(COLLECTED DATA):
◆ ◆ ◆

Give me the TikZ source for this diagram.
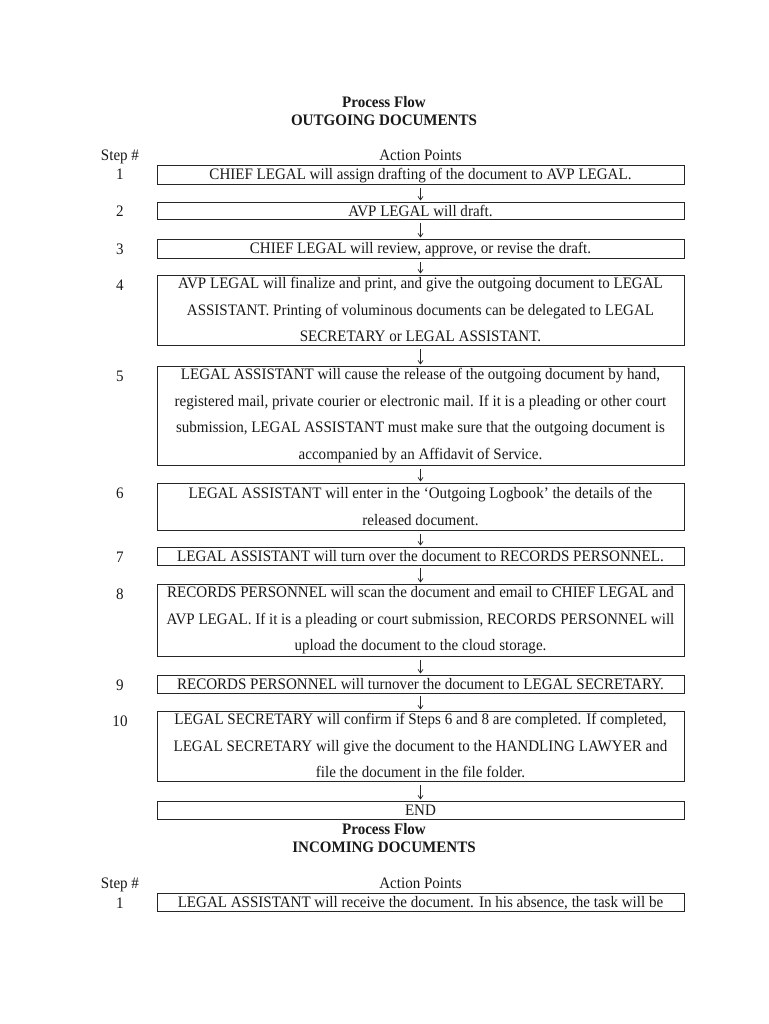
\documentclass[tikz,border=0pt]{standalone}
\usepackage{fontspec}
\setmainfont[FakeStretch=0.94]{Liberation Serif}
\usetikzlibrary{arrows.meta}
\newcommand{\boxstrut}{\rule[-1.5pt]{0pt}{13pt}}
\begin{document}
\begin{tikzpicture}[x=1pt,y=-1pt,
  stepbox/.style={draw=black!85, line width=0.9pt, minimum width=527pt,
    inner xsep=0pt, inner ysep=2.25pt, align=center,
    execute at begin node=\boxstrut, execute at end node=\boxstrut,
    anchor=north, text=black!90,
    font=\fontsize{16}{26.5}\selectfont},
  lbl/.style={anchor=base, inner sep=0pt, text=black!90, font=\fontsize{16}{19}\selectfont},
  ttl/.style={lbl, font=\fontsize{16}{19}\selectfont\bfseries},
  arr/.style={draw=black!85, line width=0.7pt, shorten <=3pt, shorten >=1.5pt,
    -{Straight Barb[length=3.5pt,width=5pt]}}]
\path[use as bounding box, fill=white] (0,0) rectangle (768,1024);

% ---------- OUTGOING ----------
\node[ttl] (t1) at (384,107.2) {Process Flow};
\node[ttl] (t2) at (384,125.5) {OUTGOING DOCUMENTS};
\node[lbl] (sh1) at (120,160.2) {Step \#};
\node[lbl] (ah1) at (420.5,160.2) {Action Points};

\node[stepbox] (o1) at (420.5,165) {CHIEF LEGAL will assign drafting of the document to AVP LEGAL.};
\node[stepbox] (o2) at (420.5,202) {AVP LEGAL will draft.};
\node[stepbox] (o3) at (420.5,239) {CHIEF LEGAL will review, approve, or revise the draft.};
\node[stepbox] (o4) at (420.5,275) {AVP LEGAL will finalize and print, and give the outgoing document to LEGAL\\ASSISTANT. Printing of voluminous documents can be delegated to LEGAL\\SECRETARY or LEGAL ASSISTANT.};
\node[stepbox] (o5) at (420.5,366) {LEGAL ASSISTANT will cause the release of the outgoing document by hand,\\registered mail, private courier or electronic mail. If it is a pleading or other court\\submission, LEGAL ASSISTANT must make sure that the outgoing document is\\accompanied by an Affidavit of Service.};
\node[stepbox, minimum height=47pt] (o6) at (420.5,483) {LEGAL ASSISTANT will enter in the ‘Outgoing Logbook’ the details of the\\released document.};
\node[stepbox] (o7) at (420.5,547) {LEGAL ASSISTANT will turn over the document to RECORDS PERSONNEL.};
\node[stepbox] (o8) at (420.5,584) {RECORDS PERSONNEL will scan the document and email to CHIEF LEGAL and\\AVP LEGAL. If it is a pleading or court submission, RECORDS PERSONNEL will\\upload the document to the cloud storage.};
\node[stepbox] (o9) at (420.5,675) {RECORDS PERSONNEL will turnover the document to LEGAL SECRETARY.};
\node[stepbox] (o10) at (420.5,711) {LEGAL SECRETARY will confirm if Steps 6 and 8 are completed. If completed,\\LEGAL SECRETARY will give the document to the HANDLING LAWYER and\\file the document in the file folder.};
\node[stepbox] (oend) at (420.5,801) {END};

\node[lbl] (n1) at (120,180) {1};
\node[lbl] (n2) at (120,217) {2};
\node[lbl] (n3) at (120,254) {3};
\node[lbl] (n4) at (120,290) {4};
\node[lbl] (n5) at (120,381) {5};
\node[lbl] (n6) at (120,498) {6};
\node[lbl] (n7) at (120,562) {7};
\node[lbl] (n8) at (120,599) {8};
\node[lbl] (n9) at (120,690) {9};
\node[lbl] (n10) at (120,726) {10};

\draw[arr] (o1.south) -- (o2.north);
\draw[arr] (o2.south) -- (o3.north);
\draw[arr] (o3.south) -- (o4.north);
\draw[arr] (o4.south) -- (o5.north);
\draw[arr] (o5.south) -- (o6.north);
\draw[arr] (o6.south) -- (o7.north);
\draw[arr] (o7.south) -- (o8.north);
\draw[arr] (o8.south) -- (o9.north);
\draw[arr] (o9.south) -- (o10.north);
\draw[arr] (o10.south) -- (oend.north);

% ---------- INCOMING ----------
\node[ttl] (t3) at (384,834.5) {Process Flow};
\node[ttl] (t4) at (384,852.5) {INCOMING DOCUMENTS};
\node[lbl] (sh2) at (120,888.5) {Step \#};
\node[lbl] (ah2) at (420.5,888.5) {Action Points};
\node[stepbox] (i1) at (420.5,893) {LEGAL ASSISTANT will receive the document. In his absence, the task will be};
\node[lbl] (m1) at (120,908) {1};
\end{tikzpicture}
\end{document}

◆ ◆ ◆

(TASK DIRECTIONS):
Repeat the material above verbatim, with no pictures in the output.

(FULL OUTPUT):
Give me the TikZ source for this diagram.
\documentclass[tikz,border=0pt]{standalone}
\usepackage{fontspec}
\setmainfont[FakeStretch=0.94]{Liberation Serif}
\usetikzlibrary{arrows.meta}
\newcommand{\boxstrut}{\rule[-1.5pt]{0pt}{13pt}}
\begin{document}
\begin{tikzpicture}[x=1pt,y=-1pt,
  stepbox/.style={draw=black!85, line width=0.9pt, minimum width=527pt,
    inner xsep=0pt, inner ysep=2.25pt, align=center,
    execute at begin node=\boxstrut, execute at end node=\boxstrut,
    anchor=north, text=black!90,
    font=\fontsize{16}{26.5}\selectfont},
  lbl/.style={anchor=base, inner sep=0pt, text=black!90, font=\fontsize{16}{19}\selectfont},
  ttl/.style={lbl, font=\fontsize{16}{19}\selectfont\bfseries},
  arr/.style={draw=black!85, line width=0.7pt, shorten <=3pt, shorten >=1.5pt,
    -{Straight Barb[length=3.5pt,width=5pt]}}]
\path[use as bounding box, fill=white] (0,0) rectangle (768,1024);

% ---------- OUTGOING ----------
\node[ttl] (t1) at (384,107.2) {Process Flow};
\node[ttl] (t2) at (384,125.5) {OUTGOING DOCUMENTS};
\node[lbl] (sh1) at (120,160.2) {Step \#};
\node[lbl] (ah1) at (420.5,160.2) {Action Points};

\node[stepbox] (o1) at (420.5,165) {CHIEF LEGAL will assign drafting of the document to AVP LEGAL.};
\node[stepbox] (o2) at (420.5,202) {AVP LEGAL will draft.};
\node[stepbox] (o3) at (420.5,239) {CHIEF LEGAL will review, approve, or revise the draft.};
\node[stepbox] (o4) at (420.5,275) {AVP LEGAL will finalize and print, and give the outgoing document to LEGAL\\ASSISTANT. Printing of voluminous documents can be delegated to LEGAL\\SECRETARY or LEGAL ASSISTANT.};
\node[stepbox] (o5) at (420.5,366) {LEGAL ASSISTANT will cause the release of the outgoing document by hand,\\registered mail, private courier or electronic mail. If it is a pleading or other court\\submission, LEGAL ASSISTANT must make sure that the outgoing document is\\accompanied by an Affidavit of Service.};
\node[stepbox, minimum height=47pt] (o6) at (420.5,483) {LEGAL ASSISTANT will enter in the ‘Outgoing Logbook’ the details of the\\released document.};
\node[stepbox] (o7) at (420.5,547) {LEGAL ASSISTANT will turn over the document to RECORDS PERSONNEL.};
\node[stepbox] (o8) at (420.5,584) {RECORDS PERSONNEL will scan the document and email to CHIEF LEGAL and\\AVP LEGAL. If it is a pleading or court submission, RECORDS PERSONNEL will\\upload the document to the cloud storage.};
\node[stepbox] (o9) at (420.5,675) {RECORDS PERSONNEL will turnover the document to LEGAL SECRETARY.};
\node[stepbox] (o10) at (420.5,711) {LEGAL SECRETARY will confirm if Steps 6 and 8 are completed. If completed,\\LEGAL SECRETARY will give the document to the HANDLING LAWYER and\\file the document in the file folder.};
\node[stepbox] (oend) at (420.5,801) {END};

\node[lbl] (n1) at (120,180) {1};
\node[lbl] (n2) at (120,217) {2};
\node[lbl] (n3) at (120,254) {3};
\node[lbl] (n4) at (120,290) {4};
\node[lbl] (n5) at (120,381) {5};
\node[lbl] (n6) at (120,498) {6};
\node[lbl] (n7) at (120,562) {7};
\node[lbl] (n8) at (120,599) {8};
\node[lbl] (n9) at (120,690) {9};
\node[lbl] (n10) at (120,726) {10};

\draw[arr] (o1.south) -- (o2.north);
\draw[arr] (o2.south) -- (o3.north);
\draw[arr] (o3.south) -- (o4.north);
\draw[arr] (o4.south) -- (o5.north);
\draw[arr] (o5.south) -- (o6.north);
\draw[arr] (o6.south) -- (o7.north);
\draw[arr] (o7.south) -- (o8.north);
\draw[arr] (o8.south) -- (o9.north);
\draw[arr] (o9.south) -- (o10.north);
\draw[arr] (o10.south) -- (oend.north);

% ---------- INCOMING ----------
\node[ttl] (t3) at (384,834.5) {Process Flow};
\node[ttl] (t4) at (384,852.5) {INCOMING DOCUMENTS};
\node[lbl] (sh2) at (120,888.5) {Step \#};
\node[lbl] (ah2) at (420.5,888.5) {Action Points};
\node[stepbox] (i1) at (420.5,893) {LEGAL ASSISTANT will receive the document. In his absence, the task will be};
\node[lbl] (m1) at (120,908) {1};
\end{tikzpicture}
\end{document}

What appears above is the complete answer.